The Council received copies of a letter from Professor Gregg C. Oden, Chair, Liberal Arts Faculty Assembly, reporting that the Liberal Arts Faculty Assembly had passed two resolutions in its February 2, 2000 meeting. The first resolution opposed making clinical-track faculty eligible to receive Old Gold Summer Fellowships and the second resolution endorsed the principle that the number of clinical-track faculty in the College should remain very (italics theirs) small and that the number of tenure-track faculty in the College should be increased.

B. Report on inquiries re: the impact of the educational/fiscal needs provision in tenure standards. A question was posed at a previous Council meeting about whether and how often faculty members had been denied reappointment or tenure on the basis that they failed to meet departmental, collegiate, and University educational goals and needs. President Carlson reported that his inquiries suggested that this provision had been seldom, if ever used. However, there have been cases in which tenure has been denied to a faculty member based on a lack of need in that faculty member's research area. The latter is a different issue and raises serious concerns, including those related to academic freedom.

IV. New Business

A. Clinical Track Expansion/Clinical Track Review

Provost Whitmore reported that reviews are in from all the colleges that have clinical track faculty. He is in the process of appointing the University faculty committee that will review the clinical faculty track: Professor Shelly Kurtz will chair this committee.

President Carlson commented on the important role that Faculty Council members will have to advise and educate during the discussion and debate in the Faculty Senate of the clinical faculty track and the request by the Health Sciences Colleges to increase the cap on proportion of clinical track faculty from 20% to 30%.

Associate Provost for Health Sciences Kitty Buckwalter presented a document describing two options: "Option A: Proposal to Increase Cap on Clinical Track Faculty From 20% to 30% for the Health Sciences Colleges, " and "Option B: Proposal to Increase Cap on Clinical Track Faculty From 20% to 30% for the University." The Health Sciences Colleges prefer Option A. The document outlines the background and rationale for increasing the cap. She indicated that the deans of the health sciences colleges wanted no caps on the proportion of clinical track faculty, but realized that approval of this would be unlikely. Currently, the College of Pharmacy has already exceeded the 20% cap: 27% of its faculty are on the clinical track.

Discussion followed regarding the purpose of tenure, the purpose of the clinical track, the impact and problems of the clinical track for faculty since its implementation, the advantages of and concerns about this track, and options.

B. Termination for Cause Standards. Professor Cox distributed documents proposing revisions and clarifications of the University Operations Manual policies re: faculty "unfitness" and termination of tenured faculty. Council members were requested to review this proposal and be prepared to discuss and advise at a future meeting.

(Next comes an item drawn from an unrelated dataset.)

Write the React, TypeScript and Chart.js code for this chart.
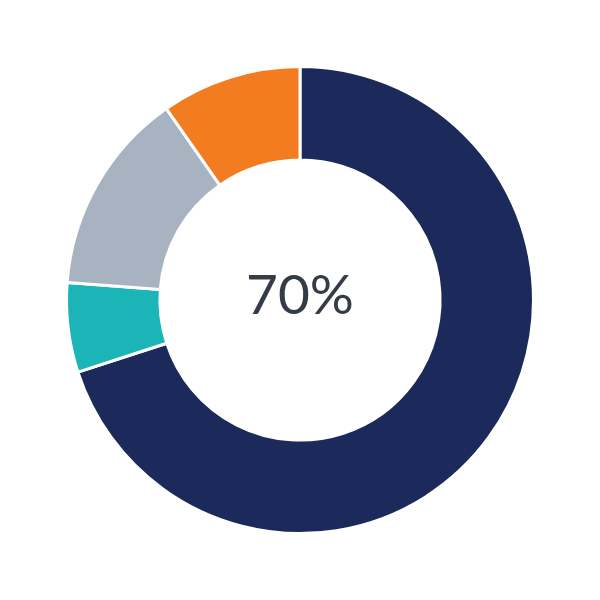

C. University participation in Fair Labor Association. Representing UI Students Against Sweatshops, Joshua Buck and Heidi Sabers described the purpose of their organization and their reasons for lobbying the University to terminate its current licensing agreement with the Fair Labor Association (FLA) to oversee the production of clothing for the UI. UI Students Against Sweatshops supports switching the licensing agreement to the Workers Rights Consortium, because this organization requires full public disclosure of factories, all contractors and sub-contractors, and the use of independent (noncorporate) monitors.

Vice President Rhodes stated that the University does not approve of sweatshop conditions and explained the University's position for its agreement with the FLA. She also reported some changes that had occurred recently in FLA's organization that were intended to make it more effective.

V. The meeting adjourned at 5:15 PM.